Ipsco Inc. announced net income of $154 million on sales of $746 million for the first quarter of 2005.

The $154 million net income compares to $31 million in last year's corresponding quarter. Basic and diluted earnings per share were $3.10 and $3.05, respectively, compared to $0.65 and $0.57 per share in the first quarter of 2004. Net income declined by $34.4 million compared to the company’s record fourth quarter, largely due to the increase in the effective tax rate from 28% to 36%. Operating income per ton shipped was $288, compared to $69 per ton in the first quarter of 2004.

Sales, $746 million, reflect an increase of $263 million over the first quarter of 2004, and a 4% decrease compared to the company’s record fourth quarter. Revenue reflects significantly higher year-over-year prices in all product lines, partially offset by lower volumes of tubular product shipments.

Shipments amounted to 855,800 tons or 9% less than last year's corresponding quarter. Shipments of discrete plate, cut plate and hot rolled coil, steel mill products, were 618,100 tons, slightly higher than the first quarter of 2004, while tubular shipments were 237,700 tons in the quarter, a decline of 95,200 tons from the corresponding quarter of 2004. In spite of strong demand, unusual and difficult weather conditions in Western Canada during the first quarter impeded drilling activity, resulting in a decline in the shipments of energy tubular products. The non-energy tubular market continued to remain weak. No significant large diameter pipe project shipments occurred in the first quarter of 2005 as had benefited each quarter in 2004.

Ipsco's first quarter pricing continued to increase on a majority of its products compared to the prior quarter, but due to a product mix shift and declining scrap surcharges overall pricing remained essentially flat.

"We are benefiting from being well-positioned in great market niches for this phase of the economic cycle. The plate market has distinguished itself as being robust as capital spending remains strong and tubular sales are benefiting from strong energy markets," said David Sutherland, President and CEO. "We continue to make significant reductions in our debt levels, while also making progress in our previously announced share buyback program, value added growth investments and increasing dividends. We remain committed to looking for opportunities to create and deliver additional shareholder value."

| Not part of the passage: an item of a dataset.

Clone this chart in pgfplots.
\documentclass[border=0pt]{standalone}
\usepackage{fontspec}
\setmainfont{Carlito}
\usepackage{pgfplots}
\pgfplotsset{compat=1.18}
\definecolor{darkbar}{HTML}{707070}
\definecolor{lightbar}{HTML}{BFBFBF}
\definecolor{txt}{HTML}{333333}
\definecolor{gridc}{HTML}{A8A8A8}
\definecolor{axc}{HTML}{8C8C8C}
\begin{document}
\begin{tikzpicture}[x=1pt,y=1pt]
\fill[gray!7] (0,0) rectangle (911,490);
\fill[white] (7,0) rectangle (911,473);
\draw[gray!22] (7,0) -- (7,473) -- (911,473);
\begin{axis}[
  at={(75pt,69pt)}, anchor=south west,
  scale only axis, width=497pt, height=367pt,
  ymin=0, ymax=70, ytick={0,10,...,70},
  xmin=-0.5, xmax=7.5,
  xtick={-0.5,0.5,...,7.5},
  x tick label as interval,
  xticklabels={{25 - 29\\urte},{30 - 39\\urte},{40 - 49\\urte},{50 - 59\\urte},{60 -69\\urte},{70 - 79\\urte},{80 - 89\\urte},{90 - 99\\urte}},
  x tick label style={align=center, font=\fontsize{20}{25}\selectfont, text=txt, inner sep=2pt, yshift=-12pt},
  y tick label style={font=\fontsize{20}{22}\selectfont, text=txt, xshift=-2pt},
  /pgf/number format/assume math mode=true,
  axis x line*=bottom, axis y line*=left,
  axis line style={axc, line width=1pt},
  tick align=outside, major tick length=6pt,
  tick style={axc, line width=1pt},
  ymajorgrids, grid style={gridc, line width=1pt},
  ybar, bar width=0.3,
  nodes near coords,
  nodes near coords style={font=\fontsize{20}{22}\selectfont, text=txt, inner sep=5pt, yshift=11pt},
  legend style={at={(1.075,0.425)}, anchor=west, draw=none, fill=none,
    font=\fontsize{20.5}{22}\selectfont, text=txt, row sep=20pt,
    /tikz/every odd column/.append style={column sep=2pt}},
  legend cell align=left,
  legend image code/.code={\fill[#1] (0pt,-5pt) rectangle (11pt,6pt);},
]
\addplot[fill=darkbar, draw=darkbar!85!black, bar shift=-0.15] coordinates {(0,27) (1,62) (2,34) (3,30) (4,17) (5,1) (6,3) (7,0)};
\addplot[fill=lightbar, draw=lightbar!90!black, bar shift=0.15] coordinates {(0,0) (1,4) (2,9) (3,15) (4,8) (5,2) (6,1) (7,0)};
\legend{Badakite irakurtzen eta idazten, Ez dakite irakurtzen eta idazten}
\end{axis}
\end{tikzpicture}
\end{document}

Outlook—Ipsco's key product groups of plate and energy tubular products, with the exception of large diameter pipe, continue to exhibit strong demand and pricing levels. The demand and supply conditions in the plate market have reached a more orderly level where buyers are able to obtain what they require from a variety of sources. The April price increase in plate products has been fully implemented. In addition, the scrap surcharge will increase $27 per ton in May, in accordance with our formula. In the case of tubular products, the second quarter is traditionally Ipsco's seasonally weakest quarter as the weather-related spring break up occurs in Canada affecting energy tubular sales.

Ipsco expects second quarter earnings to meet or exceed $2.75 per diluted share, a more than two-fold increase from the second quarter of 2004, primarily due to higher pricing levels. Compared to the first quarter of 2005, a less favorable product mix is anticipated, combined with some modest pressure on margins. Also the second quarter of 2005 will include $6.5 million in costs related to early extinguishment of debt.

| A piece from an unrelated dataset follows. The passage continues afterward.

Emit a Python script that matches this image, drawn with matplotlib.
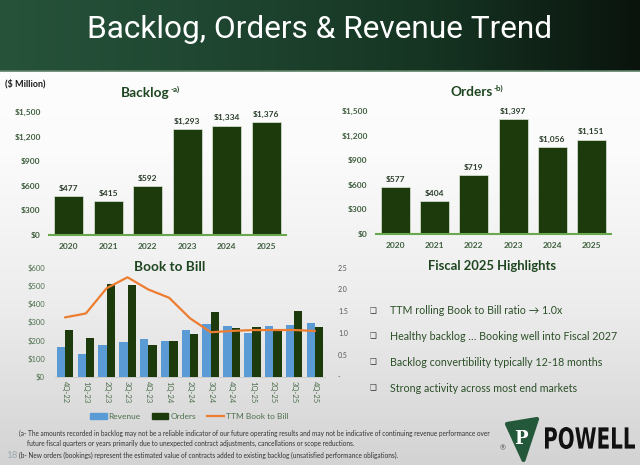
import matplotlib
matplotlib.use('Agg')
import matplotlib.pyplot as plt
import numpy as np
from matplotlib.colors import LinearSegmentedColormap
from matplotlib.patches import Polygon, Patch, PathPatch
from matplotlib.lines import Line2D
from matplotlib.textpath import TextPath
from matplotlib.font_manager import FontProperties
from matplotlib.transforms import Affine2D

# --- data ---
years = ['2020', '2021', '2022', '2023', '2024', '2025']
backlog = [477, 415, 592, 1293, 1334, 1376]
orders_fy = [577, 404, 719, 1397, 1056, 1151]

quarters = ['4Q-22', '1Q-23', '2Q-23', '3Q-23', '4Q-23', '1Q-24', '2Q-24',
            '3Q-24', '4Q-24', '1Q-25', '2Q-25', '3Q-25', '4Q-25']
revenue_q = [161, 125, 172, 191, 209, 194, 255, 288, 277, 242, 279, 286, 298]
orders_q = [259, 213, 510, 506, 172, 196, 237, 358, 268, 272, 255, 363, 272]
book_to_bill = [1.36, 1.45, 2.03, 2.28, 2.00, 1.81, 1.34, 1.02, 1.05, 1.07, 1.07, 1.07, 1.05]

money_ticks = [0, 300, 600, 900, 1200, 1500]
q_ticks = [0, 100, 200, 300, 400, 500, 600]
btb_ticks = [0, 0.5, 1.0, 1.5, 2.0, 2.5]
btb_labels = ['-', '0.5', '1.0', '1.5', '2.0', '2.5']

highlights = [
    'TTM rolling Book to Bill ratio \u2192 1.0x',
    'Healthy backlog \u2026 Booking well into Fiscal 2027',
    'Backlog convertibility typically 12-18 months',
    'Strong activity across most end markets',
]

note_a1 = ('(a- The amounts recorded in backlog may not be a reliable indicator of our future operating '
           'results and may not be indicative of continuing revenue performance over')
note_a2 = ('future fiscal quarters or years primarily due to unexpected contract adjustments, '
           'cancellations or scope reductions.')
note_b = ('(b- New orders (bookings) represent the estimated value of contracts added to existing '
          'backlog (unsatisfied performance obligations).')

# --- style ---
BAR = '#1c3a0c'
BLUE = '#5b9bd5'
ORANGE = '#ed7d31'
TITLE_GREEN = '#1e4620'
TICK = '#3f5f3f'
BASE = '#6aa84f'
plt.rcParams['font.family'] = ['Lato', 'DejaVu Sans']

W, H = 640, 465
fig = plt.figure(figsize=(6.4, 4.65), dpi=100)


def px(x0, y0, x1, y1):
    return [x0 / W, 1 - y1 / H, (x1 - x0) / W, (y1 - y0) / H]


def ftext(x, y, s, **kw):
    return fig.text(x / W, 1 - y / H, s, **kw)


def boxed_word(s, x0, y0, x1, y1, color, family='DejaVu Sans'):
    # text squeezed into a pixel box (for the condensed logo lettering)
    tp = TextPath((0, 0), s, size=100, prop=FontProperties(family=family, weight='bold'))
    bb = tp.get_extents()
    tr = (Affine2D().translate(-bb.x0, -bb.y0)
          .scale((x1 - x0) / bb.width, (y1 - y0) / bb.height)
          .translate(x0, H - y1))
    fig.add_artist(PathPatch(tp, transform=tr, facecolor=color, edgecolor='none'))


# background gradient
bg = fig.add_axes([0, 0, 1, 1], zorder=-10)
grad = np.linspace(0, 1, 256).reshape(-1, 1)
bg_cmap = LinearSegmentedColormap.from_list('bg', ['#d3d3d3', '#ececec', '#fbfbfb', '#ffffff'])
bg.imshow(grad, cmap=bg_cmap, aspect='auto', extent=[0, 1, 0, 1], origin='lower')
bg.set_axis_off()

# header band
hd = fig.add_axes(px(0, 0, 640, 71), zorder=-5)
hgrad = np.linspace(0, 1, 256).reshape(1, -1)
hd_cmap = LinearSegmentedColormap.from_list('hd', ['#27533a', '#1f4631', '#163523', '#0a140d'])
hd.imshow(hgrad, cmap=hd_cmap, aspect='auto', extent=[0, 1, 0, 1])
hd.set_axis_off()
fig.add_artist(Line2D([0, 1], [1 - 71.5 / H] * 2, color='#5d7f66', lw=1.2, transform=fig.transFigure))
ftext(320, 29, 'Backlog, Orders & Revenue Trend', fontsize=22.8, color='white',
      family='Roboto', ha='center', va='center')

ftext(5, 84, '($ Million)', fontsize=6.5, fontweight='bold', color='#1a1a1a', va='center')


def annual_chart(rect, values, title, sup, title_x, title_y):
    ax = fig.add_axes(rect)
    ax.patch.set_alpha(0)
    x = np.arange(len(years))
    bars = ax.bar(x, values, width=0.74, color=BAR, edgecolor='#dfe8d8', linewidth=0.5)
    for b, v in zip(bars, values):
        ax.annotate(f'${v:,}', (b.get_x() + b.get_width() / 2, v), xytext=(0, 3),
                    textcoords='offset points', ha='center', va='bottom',
                    fontsize=6, fontweight='bold', color='#2c3e2c')
    ax.set_xlim(-0.5, 5.5)
    ax.set_ylim(0, 1500)
    ax.set_yticks(money_ticks, [f'${t:,}' for t in money_ticks])
    ax.set_xticks(x, years)
    ax.tick_params(length=0, labelsize=6, colors=TICK)
    ax.tick_params(axis='y', pad=6)
    ax.tick_params(axis='x', pad=6)
    for lab in ax.get_xticklabels() + ax.get_yticklabels():
        lab.set_fontweight('bold')
    for s in ['top', 'right', 'left']:
        ax.spines[s].set_visible(False)
    ax.spines['bottom'].set_color(BASE)
    ax.spines['bottom'].set_linewidth(1.5)
    ftext(title_x, title_y, title, fontsize=9.8, fontweight='bold', color=TITLE_GREEN,
          ha='right', va='center')
    ftext(title_x + 0.5, title_y - 4, sup, fontsize=5.8, fontweight='bold', color=TITLE_GREEN,
          ha='left', va='center')
    return ax


annual_chart(px(49, 112, 286, 235), backlog, 'Backlog', '-a)', 170, 93)
annual_chart(px(376, 111, 611, 234), orders_fy, 'Orders', '-b)', 493, 92)

# book to bill
ax = fig.add_axes(px(54.6, 267.7, 325.4, 376.7))
ax.patch.set_alpha(0)
xq = np.arange(len(quarters))
ax.bar(xq - 0.2, revenue_q, width=0.4, color=BLUE, label='Revenue')
ax.bar(xq + 0.2, orders_q, width=0.4, color=BAR, label='Orders')
ax.set_xlim(-0.5, len(quarters) - 0.5)
ax.set_ylim(0, 600)
ax.set_yticks(q_ticks, [f'${t}' for t in q_ticks])
ax.set_xticks(xq, quarters, rotation=-90)
ax.tick_params(length=0, labelsize=5.5, colors='#4f704f')
ax.tick_params(axis='y', pad=7)
ax.tick_params(axis='x', pad=3)
for s in ['top', 'right', 'left']:
    ax.spines[s].set_visible(False)
ax.spines['bottom'].set_color('#c8c8c8')
ax.spines['bottom'].set_linewidth(0.6)
ax2 = ax.twinx()
ax2.plot(xq, book_to_bill, color=ORANGE, lw=1.6, solid_joinstyle='round', solid_capstyle='round')
ax2.set_ylim(0, 2.5)
ax2.set_yticks(btb_ticks, btb_labels)
ax2.tick_params(length=0, labelsize=5, colors='#555555', pad=9)
for s in ax2.spines.values():
    s.set_visible(False)
ftext(170, 267, 'Book to Bill', fontsize=9.8, fontweight='bold', color=TITLE_GREEN,
      ha='center', va='center')

handles = [Patch(color=BLUE), Patch(color=BAR), Line2D([], [], color=ORANGE, lw=1.6)]
fig.legend(handles, ['Revenue', 'Orders', 'TTM Book to Bill'], loc='center',
           bbox_to_anchor=(189 / W, 1 - 416 / H), ncol=3, frameon=False, fontsize=6,
           labelcolor='#4f704f', handlelength=2.0, handleheight=0.7, handletextpad=0.25,
           columnspacing=1.3)

# highlights
ftext(492, 266, 'Fiscal 2025 Highlights', fontsize=9.4, fontweight='bold', color=TITLE_GREEN,
      ha='center', va='center')
for i, line in enumerate(highlights):
    y = [311, 336, 362, 388][i]
    ftext(373, y, '\u2751', fontsize=5.5, color='#333333', family='DejaVu Sans',
          ha='center', va='center')
    ftext(390, y, line, fontsize=7.7, color='#2b4f27', va='center')

# footnotes
ftext(19, 433.6, note_a1, fontsize=4.7, color='#333333', va='center')
ftext(27, 443, note_a2, fontsize=4.7, color='#333333', va='center')
ftext(19, 455, note_b, fontsize=4.7, color='#333333', va='center')
ftext(6, 455, '18', fontsize=7, color='#9aaab0', va='center')

# logo
shield = Polygon([(507 / W, 1 - 424 / H), (537 / W, 1 - 419 / H), (523.5 / W, 1 - 460 / H)],
                 closed=True, transform=fig.transFigure, facecolor='#24583a',
                 edgecolor='#24583a', lw=3, joinstyle='round')
fig.add_artist(shield)
ftext(521, 439, 'P', fontsize=13, fontweight='bold', color='white', family='DejaVu Serif',
      ha='center', va='center')
ftext(503, 448, '\u00ae', fontsize=5, color='#555555', ha='center', va='center')
boxed_word('POWELL', 545, 427, 635, 449, '#111111')

fig.savefig('out.png', dpi=100)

Ipsco operates steel mills at three locations and pipe mills at six locations in the United States and Canada. As a low cost North American steel producer, Ipsco has a combined annual steel making capacity of 3,500,000 tons. The company's tubular facilities produce a wide range of tubular products including line pipe, oil and gas well casing and tubing, standard pipe and hollow structurals. Steel can also be further processed at Ipsco's five temper leveling and coil processing facilities.